Professional trustees—banks and trust companies—typically charge an annual fee calculated as a percentage of trust assets, commonly around 1% though rates vary by institution and portfolio size. Individual trustees serving for family or friends sometimes charge less or nothing at all. Regardless of the arrangement, compensation should be documented and disclosed to beneficiaries. A trustee who simply takes money from trust accounts without a clear basis for the amount is inviting a breach-of-duty claim.

How a Trustee’s Role Ends

A trustee’s authority over trust property is always temporary, even if the trust lasts for decades.
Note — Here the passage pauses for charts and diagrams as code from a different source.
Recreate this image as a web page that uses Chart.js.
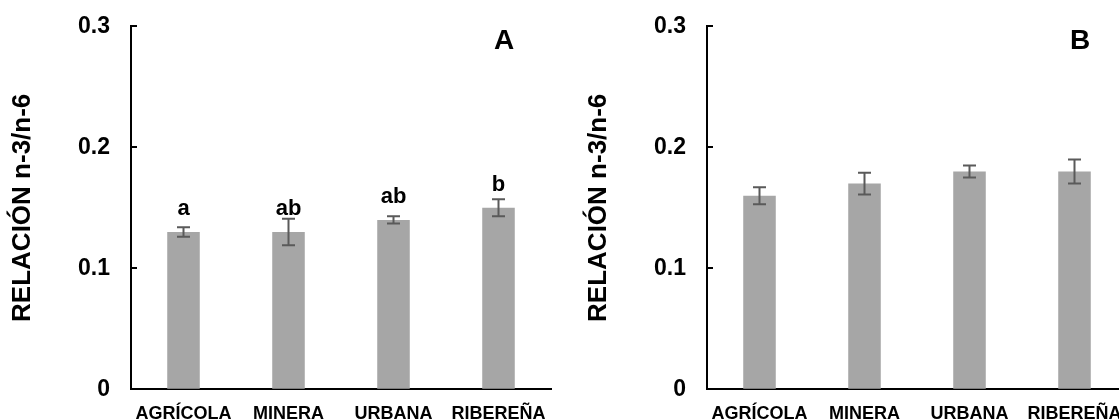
<!DOCTYPE html>
<html>
<head>
<meta charset="utf-8">
<script src="https://cdn.jsdelivr.net/npm/chart.js@4.4.1/dist/chart.umd.min.js"></script>
<style>
  html, body { margin: 0; padding: 0; background: #fff; overflow: hidden; width: 1119px; height: 420px; }
  .panel { position: absolute; top: 0; width: 576px; height: 420px; }
  #wrapA { left: 0; }
  #wrapB { left: 576px; }
</style>
</head>
<body>
<div class="panel" id="wrapA"><canvas id="chartA" width="576" height="420"></canvas></div>
<div class="panel" id="wrapB"><canvas id="chartB" width="576" height="420"></canvas></div>
<script>
// Sampling sites and n-3/n-6 ratio (mean ± error) for the two panels
const categories = ['AGRÍCOLA', 'MINERA', 'URBANA', 'RIBEREÑA'];
const valuesA = [0.13, 0.13, 0.14, 0.15];
const errorsA = [0.004, 0.011, 0.003, 0.007];
const lettersA = ['a', 'ab', 'ab', 'b'];
const valuesB = [0.16, 0.17, 0.18, 0.18];
const errorsB = [0.007, 0.009, 0.005, 0.010];
const yTickLabels = ['0', '0.1', '0.2', '0.3'];
const yTitle = 'RELACIÓN n-3/n-6';

const FONT = "'Liberation Sans', Arial, Helvetica, sans-serif";

// Plot frame inside each 576x420 panel canvas
const FRAME = { left: 131, right: 551, top: 26.3, bottom: 389.3 };

// Error bars, significance letters, inward y ticks and the panel letter
const extras = {
  id: 'extras',
  afterDatasetsDraw(chart, args, opts) {
    const ctx = chart.ctx;
    const yScale = chart.scales.y;
    const area = chart.chartArea;
    const meta = chart.getDatasetMeta(0);
    const data = chart.data.datasets[0].data;
    ctx.save();

    // error bars with caps
    ctx.strokeStyle = '#5a5a5a';
    ctx.lineWidth = 2;
    const cap = 6.5;
    meta.data.forEach((bar, i) => {
      const v = data[i], e = opts.errors[i];
      const yt = yScale.getPixelForValue(v + e);
      const yb = yScale.getPixelForValue(v - e);
      ctx.beginPath();
      ctx.moveTo(bar.x, yt); ctx.lineTo(bar.x, yb);
      ctx.moveTo(bar.x - cap, yt); ctx.lineTo(bar.x + cap, yt);
      ctx.moveTo(bar.x - cap, yb); ctx.lineTo(bar.x + cap, yb);
      ctx.stroke();
    });

    // letters above the bars
    if (opts.letters) {
      ctx.fillStyle = '#000';
      ctx.font = 'bold 22px ' + FONT;
      ctx.textAlign = 'center';
      ctx.textBaseline = 'alphabetic';
      meta.data.forEach((bar, i) => {
        ctx.fillText(opts.letters[i], bar.x, yScale.getPixelForValue(data[i]) - 17);
      });
    }

    // tick marks pointing into the plot
    ctx.strokeStyle = '#000';
    ctx.lineWidth = 2;
    yScale.ticks.forEach(t => {
      if (t.value === 0) return;
      const py = Math.round(yScale.getPixelForValue(t.value));
      ctx.beginPath();
      ctx.moveTo(area.left, py);
      ctx.lineTo(area.left + 6, py);
      ctx.stroke();
    });

    // panel letter
    ctx.fillStyle = '#000';
    ctx.font = 'bold 28px ' + FONT;
    ctx.textAlign = 'center';
    ctx.textBaseline = 'middle';
    ctx.fillText(opts.panel, area.right - 47, area.top + 15);
    ctx.restore();
  }
};

function buildConfig(values, errors, letters, panel, fit) {
  return {
    type: 'bar',
    data: {
      labels: categories,
      datasets: [{
        data: values,
        backgroundColor: '#a6a6a6',
        borderWidth: 0,
        categoryPercentage: 1,
        barPercentage: 0.31
      }]
    },
    options: {
      responsive: false,
      animation: false,
      events: [],
      layout: { padding: { left: 0, right: fit.padRight, top: fit.padTop, bottom: 0 } },
      plugins: {
        legend: { display: false },
        tooltip: { enabled: false },
        extras: { errors: errors, letters: letters, panel: panel }
      },
      scales: {
        x: {
          afterFit(s) { s.height = fit.xHeight; },
          grid: { display: true, color: 'transparent', drawTicks: false, drawOnChartArea: false },
          border: { display: true, color: '#000', width: 2 },
          ticks: {
            color: '#000',
            padding: 14,
            maxRotation: 0,
            autoSkip: false,
            font: { family: FONT, size: 18, weight: 'bold' }
          }
        },
        y: {
          min: 0,
          max: 0.3,
          afterFit(s) { s.width = fit.yWidth; },
          // invisible outer tick length keeps the labels clear of the axis line
          grid: { display: true, color: 'transparent', tickColor: 'transparent', drawTicks: true, tickLength: 21, drawOnChartArea: false },
          border: { display: true, color: '#000', width: 2 },
          ticks: {
            stepSize: 0.1,
            color: '#000',
            padding: 0,
            font: { family: FONT, size: 23, weight: 'bold' },
            callback: (v, i) => yTickLabels[i]
          },
          title: {
            display: true,
            text: yTitle,
            color: '#000',
            padding: { top: 7, bottom: 0 },
            font: { family: FONT, size: 26, weight: 'bold' }
          }
        }
      }
    },
    plugins: [extras]
  };
}

// Build the chart, then rebuild with corrected padding until the plot area sits on FRAME
function makeChart(id, values, errors, letters, panel) {
  const canvas = document.getElementById(id);
  const fit = { padTop: FRAME.top, padRight: 576 - FRAME.right, xHeight: 420 - FRAME.bottom, yWidth: FRAME.left };
  let chart = new Chart(canvas, buildConfig(values, errors, letters, panel, fit));
  for (let k = 0; k < 4; k++) {
    const a = chart.chartArea;
    const dTop = FRAME.top - a.top, dBottom = a.bottom - FRAME.bottom;
    const dLeft = FRAME.left - a.left, dRight = a.right - FRAME.right;
    if (Math.abs(dTop) + Math.abs(dBottom) + Math.abs(dLeft) + Math.abs(dRight) < 0.2) break;
    fit.padTop += dTop;
    fit.xHeight += dBottom;
    fit.yWidth += dLeft;
    fit.padRight += dRight;
    chart.destroy();
    chart = new Chart(canvas, buildConfig(values, errors, letters, panel, fit));
  }
  return chart;
}

makeChart('chartA', valuesA, errorsA, lettersA, 'A');
makeChart('chartB', valuesB, errorsB, null, 'B');
</script>
</body>
</html>
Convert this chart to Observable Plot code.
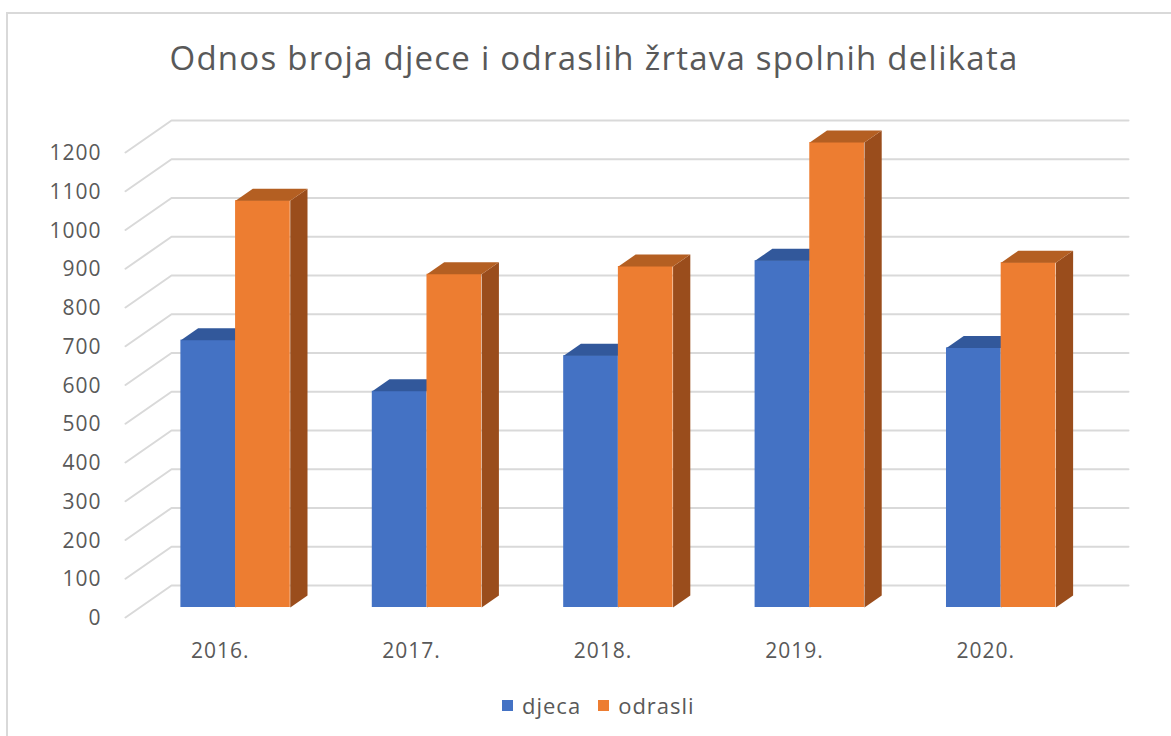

The most straightforward ending is full distribution: the trust document says to distribute all assets to the beneficiaries when a specific condition is met—the youngest child turning 30, for example—and the trustee transfers legal title and closes the trust. At that point, the former beneficiaries hold both legal and beneficial ownership outright.

A trustee can also resign voluntarily, though most trust documents and state laws require reasonable notice to beneficiaries and sometimes court approval. Removal is the involuntary version. Courts can remove a trustee for a serious breach of trust, persistent failure to administer effectively, unfitness, or a breakdown in cooperation among co-trustees. In both resignation and removal, a successor trustee steps in and assumes legal title and management responsibility. The trust continues; only the person holding the reins changes.

Finally, a trust can simply run out of assets or reach its stated expiration date. Once the property is fully distributed or exhausted, there is nothing left to manage, and the trustee’s role concludes automatically.